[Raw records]

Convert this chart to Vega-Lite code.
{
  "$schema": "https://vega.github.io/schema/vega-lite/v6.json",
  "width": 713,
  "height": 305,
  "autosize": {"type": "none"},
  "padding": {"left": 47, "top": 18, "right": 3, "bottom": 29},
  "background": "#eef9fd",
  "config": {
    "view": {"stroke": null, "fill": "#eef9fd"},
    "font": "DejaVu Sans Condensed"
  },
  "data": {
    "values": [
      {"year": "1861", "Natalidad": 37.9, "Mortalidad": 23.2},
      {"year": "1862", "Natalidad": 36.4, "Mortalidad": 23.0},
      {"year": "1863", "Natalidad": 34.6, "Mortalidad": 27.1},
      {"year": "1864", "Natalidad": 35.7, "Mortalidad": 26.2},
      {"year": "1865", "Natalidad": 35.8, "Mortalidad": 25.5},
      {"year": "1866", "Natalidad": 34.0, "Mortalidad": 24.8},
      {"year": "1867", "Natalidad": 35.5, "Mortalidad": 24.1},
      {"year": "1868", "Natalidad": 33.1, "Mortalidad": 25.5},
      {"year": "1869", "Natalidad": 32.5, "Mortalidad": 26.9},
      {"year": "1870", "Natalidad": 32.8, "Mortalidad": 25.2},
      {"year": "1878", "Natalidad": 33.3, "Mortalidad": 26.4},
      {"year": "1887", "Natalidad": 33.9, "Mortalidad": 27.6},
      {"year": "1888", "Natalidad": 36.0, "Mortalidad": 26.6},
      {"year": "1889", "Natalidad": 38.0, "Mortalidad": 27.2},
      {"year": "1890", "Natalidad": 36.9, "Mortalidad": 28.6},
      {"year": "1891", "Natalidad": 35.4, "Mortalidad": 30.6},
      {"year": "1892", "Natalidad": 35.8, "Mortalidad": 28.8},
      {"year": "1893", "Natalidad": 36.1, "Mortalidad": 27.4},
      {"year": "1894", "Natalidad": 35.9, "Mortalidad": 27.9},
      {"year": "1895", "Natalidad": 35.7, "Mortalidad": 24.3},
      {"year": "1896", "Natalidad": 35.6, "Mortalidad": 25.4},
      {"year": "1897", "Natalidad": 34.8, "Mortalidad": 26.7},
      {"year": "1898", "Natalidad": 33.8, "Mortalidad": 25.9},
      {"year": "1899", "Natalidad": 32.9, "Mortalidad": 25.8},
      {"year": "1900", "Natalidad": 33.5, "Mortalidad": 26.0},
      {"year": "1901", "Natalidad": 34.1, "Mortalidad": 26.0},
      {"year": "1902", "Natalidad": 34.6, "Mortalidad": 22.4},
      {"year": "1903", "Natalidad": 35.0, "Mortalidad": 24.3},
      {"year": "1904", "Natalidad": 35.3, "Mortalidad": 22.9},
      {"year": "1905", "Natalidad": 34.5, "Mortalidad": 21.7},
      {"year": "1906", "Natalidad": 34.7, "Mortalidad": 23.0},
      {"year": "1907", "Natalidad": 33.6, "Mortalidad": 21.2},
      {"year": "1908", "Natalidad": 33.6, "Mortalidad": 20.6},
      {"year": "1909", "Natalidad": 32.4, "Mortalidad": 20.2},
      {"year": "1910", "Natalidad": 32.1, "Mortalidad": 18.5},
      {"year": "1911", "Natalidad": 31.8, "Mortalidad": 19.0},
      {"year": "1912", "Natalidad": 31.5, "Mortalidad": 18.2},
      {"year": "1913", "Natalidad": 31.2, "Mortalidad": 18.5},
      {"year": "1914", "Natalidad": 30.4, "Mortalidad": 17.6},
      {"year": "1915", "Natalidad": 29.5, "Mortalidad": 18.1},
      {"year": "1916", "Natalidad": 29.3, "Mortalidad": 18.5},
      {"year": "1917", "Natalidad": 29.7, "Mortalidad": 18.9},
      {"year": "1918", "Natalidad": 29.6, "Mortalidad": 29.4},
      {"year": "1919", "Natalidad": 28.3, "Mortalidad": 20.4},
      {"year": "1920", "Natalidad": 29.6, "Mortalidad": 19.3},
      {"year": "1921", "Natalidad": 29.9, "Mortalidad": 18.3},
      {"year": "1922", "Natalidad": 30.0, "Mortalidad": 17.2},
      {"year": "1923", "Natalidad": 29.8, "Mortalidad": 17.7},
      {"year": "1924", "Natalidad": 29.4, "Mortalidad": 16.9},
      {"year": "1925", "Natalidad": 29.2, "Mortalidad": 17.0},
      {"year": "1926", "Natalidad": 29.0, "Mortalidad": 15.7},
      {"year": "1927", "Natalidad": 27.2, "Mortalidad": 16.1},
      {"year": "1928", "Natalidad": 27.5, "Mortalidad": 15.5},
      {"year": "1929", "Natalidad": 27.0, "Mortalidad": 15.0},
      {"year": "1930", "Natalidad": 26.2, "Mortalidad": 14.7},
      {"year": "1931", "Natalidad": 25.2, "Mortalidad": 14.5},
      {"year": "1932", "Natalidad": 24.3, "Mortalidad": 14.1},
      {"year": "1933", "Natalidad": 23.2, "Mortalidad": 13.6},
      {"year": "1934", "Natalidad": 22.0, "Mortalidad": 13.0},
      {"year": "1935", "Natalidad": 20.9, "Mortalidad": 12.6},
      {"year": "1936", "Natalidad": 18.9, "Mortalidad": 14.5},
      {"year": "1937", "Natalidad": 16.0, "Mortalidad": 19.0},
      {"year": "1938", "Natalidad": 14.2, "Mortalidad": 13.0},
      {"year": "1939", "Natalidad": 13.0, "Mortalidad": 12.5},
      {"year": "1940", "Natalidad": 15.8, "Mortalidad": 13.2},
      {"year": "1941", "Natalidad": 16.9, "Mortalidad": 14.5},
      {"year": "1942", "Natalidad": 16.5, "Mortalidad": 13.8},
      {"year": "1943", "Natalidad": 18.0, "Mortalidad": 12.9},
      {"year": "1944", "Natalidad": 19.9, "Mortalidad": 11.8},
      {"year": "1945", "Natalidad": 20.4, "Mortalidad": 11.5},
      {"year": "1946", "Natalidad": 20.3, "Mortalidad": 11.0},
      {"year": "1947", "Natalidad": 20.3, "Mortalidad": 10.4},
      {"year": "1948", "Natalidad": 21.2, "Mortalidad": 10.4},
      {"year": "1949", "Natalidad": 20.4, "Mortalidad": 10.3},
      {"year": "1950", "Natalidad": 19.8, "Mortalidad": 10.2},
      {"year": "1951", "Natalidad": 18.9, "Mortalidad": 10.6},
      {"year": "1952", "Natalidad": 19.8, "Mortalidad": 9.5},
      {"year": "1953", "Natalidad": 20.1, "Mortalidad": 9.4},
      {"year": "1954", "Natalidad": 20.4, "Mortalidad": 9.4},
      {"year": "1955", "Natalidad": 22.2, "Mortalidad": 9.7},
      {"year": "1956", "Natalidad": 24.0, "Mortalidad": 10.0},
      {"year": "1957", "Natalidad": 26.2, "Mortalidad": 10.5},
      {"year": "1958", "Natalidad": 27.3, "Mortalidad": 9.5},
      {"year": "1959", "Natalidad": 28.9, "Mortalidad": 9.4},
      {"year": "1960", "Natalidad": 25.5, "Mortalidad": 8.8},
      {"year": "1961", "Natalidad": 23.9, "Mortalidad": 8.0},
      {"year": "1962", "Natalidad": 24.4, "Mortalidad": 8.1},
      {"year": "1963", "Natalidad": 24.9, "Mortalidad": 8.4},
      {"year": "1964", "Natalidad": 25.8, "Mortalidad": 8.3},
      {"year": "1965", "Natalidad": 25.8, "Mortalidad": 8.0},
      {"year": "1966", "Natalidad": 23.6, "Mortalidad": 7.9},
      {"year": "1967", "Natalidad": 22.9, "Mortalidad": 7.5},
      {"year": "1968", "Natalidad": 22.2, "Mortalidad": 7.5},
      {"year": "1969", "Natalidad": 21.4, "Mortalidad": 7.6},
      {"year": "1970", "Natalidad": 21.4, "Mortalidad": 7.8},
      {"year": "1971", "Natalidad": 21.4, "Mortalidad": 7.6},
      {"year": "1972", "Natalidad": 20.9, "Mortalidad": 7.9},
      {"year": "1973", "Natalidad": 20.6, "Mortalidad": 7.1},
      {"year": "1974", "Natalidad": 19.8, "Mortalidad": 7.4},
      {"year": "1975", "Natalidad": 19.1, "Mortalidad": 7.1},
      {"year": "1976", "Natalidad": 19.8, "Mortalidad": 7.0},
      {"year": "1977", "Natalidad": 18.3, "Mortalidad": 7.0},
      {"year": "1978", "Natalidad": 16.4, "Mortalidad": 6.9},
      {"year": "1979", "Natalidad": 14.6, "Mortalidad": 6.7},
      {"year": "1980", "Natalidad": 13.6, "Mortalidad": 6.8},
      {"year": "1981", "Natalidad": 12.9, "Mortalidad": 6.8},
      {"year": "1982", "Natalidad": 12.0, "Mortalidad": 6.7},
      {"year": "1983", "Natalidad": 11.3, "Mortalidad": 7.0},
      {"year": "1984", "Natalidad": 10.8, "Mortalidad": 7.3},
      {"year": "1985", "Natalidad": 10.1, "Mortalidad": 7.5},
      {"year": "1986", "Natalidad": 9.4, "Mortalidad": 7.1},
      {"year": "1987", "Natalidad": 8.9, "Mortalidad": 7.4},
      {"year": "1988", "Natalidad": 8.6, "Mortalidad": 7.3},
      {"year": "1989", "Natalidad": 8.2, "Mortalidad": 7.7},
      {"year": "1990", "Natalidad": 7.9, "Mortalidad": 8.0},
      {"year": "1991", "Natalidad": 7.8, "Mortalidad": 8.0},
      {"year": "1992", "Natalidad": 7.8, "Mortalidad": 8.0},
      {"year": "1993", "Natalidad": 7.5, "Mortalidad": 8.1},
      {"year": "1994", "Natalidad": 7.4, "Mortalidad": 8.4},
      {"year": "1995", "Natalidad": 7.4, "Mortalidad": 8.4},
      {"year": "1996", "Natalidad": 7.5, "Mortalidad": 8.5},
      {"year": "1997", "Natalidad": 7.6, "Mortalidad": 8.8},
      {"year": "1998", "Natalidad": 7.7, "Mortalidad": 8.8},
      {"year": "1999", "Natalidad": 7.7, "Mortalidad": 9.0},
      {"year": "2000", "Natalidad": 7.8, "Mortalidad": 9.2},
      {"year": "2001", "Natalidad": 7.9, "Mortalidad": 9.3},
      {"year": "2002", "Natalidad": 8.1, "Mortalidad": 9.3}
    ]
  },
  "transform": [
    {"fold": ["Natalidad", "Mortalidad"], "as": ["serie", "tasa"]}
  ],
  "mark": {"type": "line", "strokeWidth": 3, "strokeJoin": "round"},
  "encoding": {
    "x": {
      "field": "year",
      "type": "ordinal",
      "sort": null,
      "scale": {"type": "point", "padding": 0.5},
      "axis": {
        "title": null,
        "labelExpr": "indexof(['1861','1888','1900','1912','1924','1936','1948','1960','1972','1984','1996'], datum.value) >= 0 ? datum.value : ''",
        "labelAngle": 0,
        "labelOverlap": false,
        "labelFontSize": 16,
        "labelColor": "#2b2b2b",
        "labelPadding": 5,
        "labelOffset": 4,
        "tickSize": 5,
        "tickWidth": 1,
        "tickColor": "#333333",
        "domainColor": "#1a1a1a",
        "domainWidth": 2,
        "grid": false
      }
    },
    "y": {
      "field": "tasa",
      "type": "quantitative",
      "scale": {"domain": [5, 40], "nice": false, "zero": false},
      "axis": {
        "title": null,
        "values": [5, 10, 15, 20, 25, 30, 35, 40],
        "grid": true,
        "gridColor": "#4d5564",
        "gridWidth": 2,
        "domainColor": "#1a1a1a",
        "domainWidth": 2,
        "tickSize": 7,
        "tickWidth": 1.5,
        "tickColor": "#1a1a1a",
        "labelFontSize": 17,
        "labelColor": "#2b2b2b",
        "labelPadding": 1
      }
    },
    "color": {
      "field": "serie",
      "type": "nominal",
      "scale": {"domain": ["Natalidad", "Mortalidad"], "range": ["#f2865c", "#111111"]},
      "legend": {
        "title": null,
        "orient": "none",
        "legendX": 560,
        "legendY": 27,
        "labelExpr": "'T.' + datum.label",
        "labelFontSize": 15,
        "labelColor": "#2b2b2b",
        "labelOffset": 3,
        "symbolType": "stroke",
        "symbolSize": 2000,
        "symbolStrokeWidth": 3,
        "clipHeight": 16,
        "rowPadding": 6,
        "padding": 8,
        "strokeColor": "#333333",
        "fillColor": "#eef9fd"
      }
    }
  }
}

...

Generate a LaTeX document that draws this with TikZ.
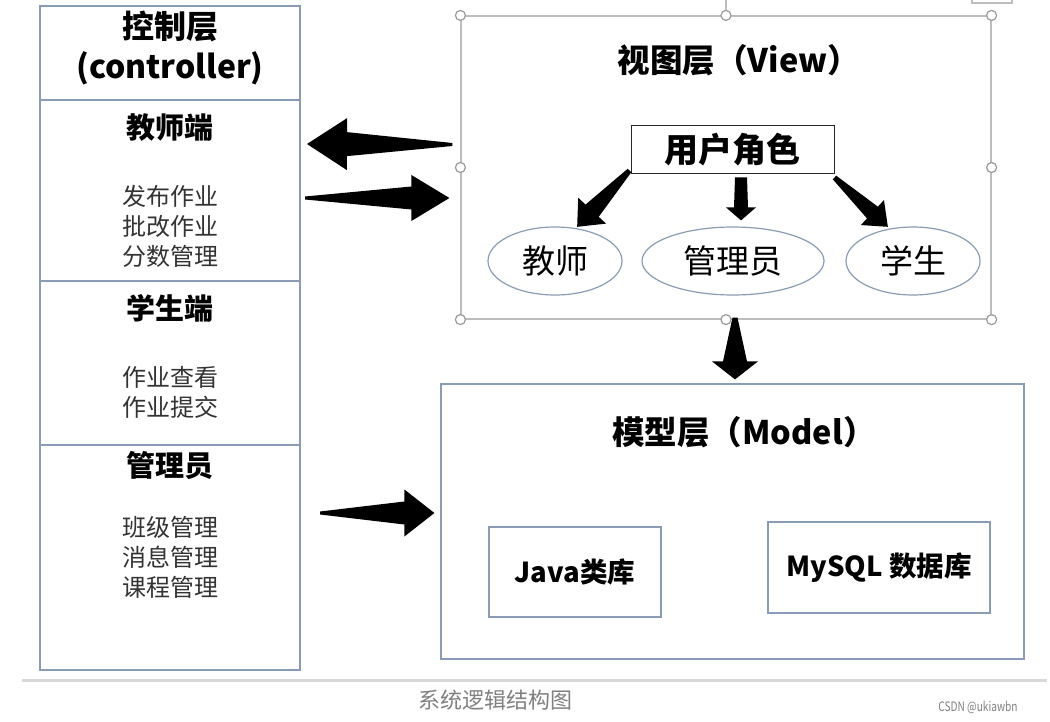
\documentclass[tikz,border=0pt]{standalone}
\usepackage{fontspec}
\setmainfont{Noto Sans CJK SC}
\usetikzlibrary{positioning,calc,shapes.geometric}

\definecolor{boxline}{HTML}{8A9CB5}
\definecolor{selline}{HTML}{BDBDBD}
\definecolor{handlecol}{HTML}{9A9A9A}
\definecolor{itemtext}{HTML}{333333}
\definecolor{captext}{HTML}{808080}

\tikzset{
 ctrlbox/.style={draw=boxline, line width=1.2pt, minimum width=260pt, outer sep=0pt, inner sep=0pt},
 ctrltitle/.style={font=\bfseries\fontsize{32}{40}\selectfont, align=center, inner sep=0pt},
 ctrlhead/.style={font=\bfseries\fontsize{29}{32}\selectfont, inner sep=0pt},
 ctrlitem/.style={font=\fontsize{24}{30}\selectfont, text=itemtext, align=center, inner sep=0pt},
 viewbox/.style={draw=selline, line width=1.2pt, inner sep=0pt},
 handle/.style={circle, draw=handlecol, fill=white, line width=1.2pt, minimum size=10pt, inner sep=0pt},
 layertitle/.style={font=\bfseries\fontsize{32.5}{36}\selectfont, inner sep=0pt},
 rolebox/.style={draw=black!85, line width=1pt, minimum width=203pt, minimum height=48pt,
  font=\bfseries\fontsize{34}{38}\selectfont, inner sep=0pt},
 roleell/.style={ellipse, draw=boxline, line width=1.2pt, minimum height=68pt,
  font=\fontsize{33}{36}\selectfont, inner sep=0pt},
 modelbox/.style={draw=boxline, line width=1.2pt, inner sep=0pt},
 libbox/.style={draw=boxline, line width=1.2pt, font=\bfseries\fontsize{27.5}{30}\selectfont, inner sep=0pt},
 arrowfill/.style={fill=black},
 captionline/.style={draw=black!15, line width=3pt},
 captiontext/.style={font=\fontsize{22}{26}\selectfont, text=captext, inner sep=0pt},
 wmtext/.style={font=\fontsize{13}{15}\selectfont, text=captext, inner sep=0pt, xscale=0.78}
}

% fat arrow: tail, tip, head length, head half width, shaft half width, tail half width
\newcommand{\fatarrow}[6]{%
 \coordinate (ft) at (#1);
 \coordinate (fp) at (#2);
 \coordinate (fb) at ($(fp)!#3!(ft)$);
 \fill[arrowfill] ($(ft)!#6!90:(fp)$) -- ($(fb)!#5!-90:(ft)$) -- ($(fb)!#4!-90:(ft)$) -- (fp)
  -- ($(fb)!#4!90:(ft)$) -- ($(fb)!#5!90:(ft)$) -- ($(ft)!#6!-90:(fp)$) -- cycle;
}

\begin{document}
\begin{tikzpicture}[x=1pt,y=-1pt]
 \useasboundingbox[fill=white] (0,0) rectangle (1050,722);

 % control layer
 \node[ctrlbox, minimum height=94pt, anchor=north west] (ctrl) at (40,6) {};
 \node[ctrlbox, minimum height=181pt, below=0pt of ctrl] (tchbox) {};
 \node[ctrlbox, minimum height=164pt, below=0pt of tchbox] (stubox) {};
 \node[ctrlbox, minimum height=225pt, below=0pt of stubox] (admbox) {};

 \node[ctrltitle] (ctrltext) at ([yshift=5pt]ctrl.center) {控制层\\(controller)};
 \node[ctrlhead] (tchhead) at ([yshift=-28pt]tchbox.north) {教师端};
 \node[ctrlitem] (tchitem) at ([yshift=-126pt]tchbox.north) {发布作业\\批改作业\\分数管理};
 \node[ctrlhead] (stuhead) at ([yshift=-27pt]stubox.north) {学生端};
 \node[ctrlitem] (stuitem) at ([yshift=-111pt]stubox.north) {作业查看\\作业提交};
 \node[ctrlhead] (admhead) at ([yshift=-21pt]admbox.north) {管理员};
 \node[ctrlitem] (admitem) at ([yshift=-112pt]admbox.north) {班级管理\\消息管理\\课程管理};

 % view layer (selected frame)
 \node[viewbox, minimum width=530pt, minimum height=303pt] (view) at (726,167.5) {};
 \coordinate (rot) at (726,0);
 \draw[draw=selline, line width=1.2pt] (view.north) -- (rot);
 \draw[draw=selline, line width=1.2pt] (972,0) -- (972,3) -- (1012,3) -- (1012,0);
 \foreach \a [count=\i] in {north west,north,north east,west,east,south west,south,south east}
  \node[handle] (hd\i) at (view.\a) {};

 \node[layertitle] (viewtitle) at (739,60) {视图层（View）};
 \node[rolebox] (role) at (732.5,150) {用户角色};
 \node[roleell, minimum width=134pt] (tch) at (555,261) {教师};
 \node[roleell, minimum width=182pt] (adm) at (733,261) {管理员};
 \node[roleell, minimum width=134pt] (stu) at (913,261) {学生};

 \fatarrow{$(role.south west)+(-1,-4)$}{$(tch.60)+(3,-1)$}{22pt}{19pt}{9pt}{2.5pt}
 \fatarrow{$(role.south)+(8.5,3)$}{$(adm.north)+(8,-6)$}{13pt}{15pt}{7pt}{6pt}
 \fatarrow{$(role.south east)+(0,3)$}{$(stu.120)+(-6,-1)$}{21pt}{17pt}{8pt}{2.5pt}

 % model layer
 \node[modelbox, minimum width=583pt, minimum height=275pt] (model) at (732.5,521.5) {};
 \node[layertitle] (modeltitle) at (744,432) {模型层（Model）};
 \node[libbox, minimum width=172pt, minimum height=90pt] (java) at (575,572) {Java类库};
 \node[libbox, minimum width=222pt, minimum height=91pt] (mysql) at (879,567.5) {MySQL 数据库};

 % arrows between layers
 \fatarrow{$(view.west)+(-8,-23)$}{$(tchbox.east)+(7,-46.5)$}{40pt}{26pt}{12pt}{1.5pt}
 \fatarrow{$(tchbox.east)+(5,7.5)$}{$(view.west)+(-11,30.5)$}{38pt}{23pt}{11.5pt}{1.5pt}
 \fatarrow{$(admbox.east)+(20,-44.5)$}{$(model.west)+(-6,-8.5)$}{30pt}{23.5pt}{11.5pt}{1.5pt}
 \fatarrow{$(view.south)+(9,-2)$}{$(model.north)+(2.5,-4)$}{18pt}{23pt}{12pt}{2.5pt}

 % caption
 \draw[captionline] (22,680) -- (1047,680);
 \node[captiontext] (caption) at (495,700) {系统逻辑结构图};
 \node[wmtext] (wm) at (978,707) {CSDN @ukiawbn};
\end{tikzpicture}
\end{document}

> _AIM OF THE EXERCISE_:
Using the records above, pull out each line where the word "this" occurs.

> _COMPLETE OUTPUT_:
Convert this chart to Vega-Lite code.
Generate a LaTeX document that draws this with TikZ.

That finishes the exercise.